══ DATA SECTION
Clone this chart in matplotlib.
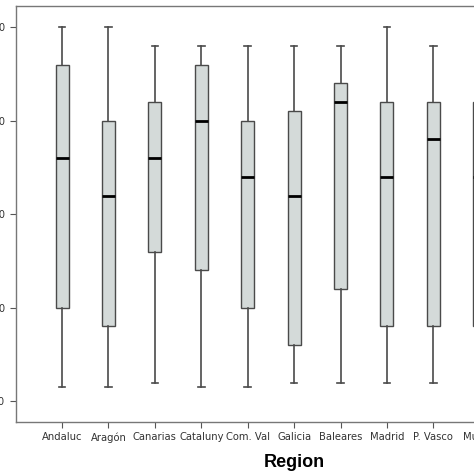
import matplotlib
matplotlib.use("Agg")
import matplotlib.pyplot as plt

# Datos (escala 1-5)
regiones = ["Andaluc", "Aragón", "Canarias", "Cataluny", "Com. Val",
            "Galicia", "Baleares", "Madrid", "P. Vasco", "Murcia"]
minimo = [1.15, 1.15, 1.2, 1.15, 1.15, 1.2, 1.2, 1.2, 1.2, 1.2]
q1 = [2.0, 1.8, 2.6, 2.4, 2.0, 1.6, 2.2, 1.8, 1.8, 1.8]
mediana = [3.6, 3.2, 3.6, 4.0, 3.4, 3.2, 4.2, 3.4, 3.8, 3.4]
q3 = [4.6, 4.0, 4.2, 4.6, 4.0, 4.1, 4.4, 4.2, 4.2, 4.2]
maximo = [5.0, 5.0, 4.8, 4.8, 4.8, 4.8, 4.8, 5.0, 4.8, 4.8]
yticks = [1, 2, 3, 4, 5]

stats = []
for i, r in enumerate(regiones):
    stats.append(dict(label=r, whislo=minimo[i], q1=q1[i], med=mediana[i],
                      q3=q3[i], whishi=maximo[i], fliers=[]))

fig = plt.figure(figsize=(4.74, 4.74), dpi=100)
ax = fig.add_axes([0.033, 0.110, 1.175, 0.877])

gris = "#4a4a4a"
ax.bxp(stats, positions=range(1, len(regiones) + 1), widths=0.28,
       patch_artist=True, showfliers=False,
       boxprops=dict(facecolor="#d4dad9", edgecolor=gris, linewidth=1.0),
       whiskerprops=dict(color=gris, linewidth=1.2),
       capprops=dict(color=gris, linewidth=1.2),
       medianprops=dict(color="black", linewidth=2.0))

ax.set_xlim(0, 12)
ax.set_ylim(0.78, 5.225)
ax.set_yticks(yticks)
ax.set_yticklabels([f"{v:.2f}" for v in yticks], fontsize=7.2, color="#333333")
ax.tick_params(axis="x", labelsize=7.2, labelcolor="#333333", length=4,
               color="#555555")
ax.tick_params(axis="y", length=4, color="#555555")
for s in ax.spines.values():
    s.set_color("#777777")
    s.set_linewidth(1.0)

ax.set_xlabel("Region", fontsize=13, fontweight="bold",
              family="Liberation Sans", labelpad=8)

fig.savefig("out.png", dpi=100)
════
TASK GOAL:
Set down again, exactly, the lines of the material above from its first line to the one with "ax = fig.add_axes([0.033, 0.110, 1.175, 0.877])", inclusive. Leave the pictures out.

WRITTEN ANSWER:
Clone this chart in matplotlib.
import matplotlib
matplotlib.use("Agg")
import matplotlib.pyplot as plt

# Datos (escala 1-5)
regiones = ["Andaluc", "Aragón", "Canarias", "Cataluny", "Com. Val",
            "Galicia", "Baleares", "Madrid", "P. Vasco", "Murcia"]
minimo = [1.15, 1.15, 1.2, 1.15, 1.15, 1.2, 1.2, 1.2, 1.2, 1.2]
q1 = [2.0, 1.8, 2.6, 2.4, 2.0, 1.6, 2.2, 1.8, 1.8, 1.8]
mediana = [3.6, 3.2, 3.6, 4.0, 3.4, 3.2, 4.2, 3.4, 3.8, 3.4]
q3 = [4.6, 4.0, 4.2, 4.6, 4.0, 4.1, 4.4, 4.2, 4.2, 4.2]
maximo = [5.0, 5.0, 4.8, 4.8, 4.8, 4.8, 4.8, 5.0, 4.8, 4.8]
yticks = [1, 2, 3, 4, 5]

stats = []
for i, r in enumerate(regiones):
    stats.append(dict(label=r, whislo=minimo[i], q1=q1[i], med=mediana[i],
                      q3=q3[i], whishi=maximo[i], fliers=[]))

fig = plt.figure(figsize=(4.74, 4.74), dpi=100)
ax = fig.add_axes([0.033, 0.110, 1.175, 0.877])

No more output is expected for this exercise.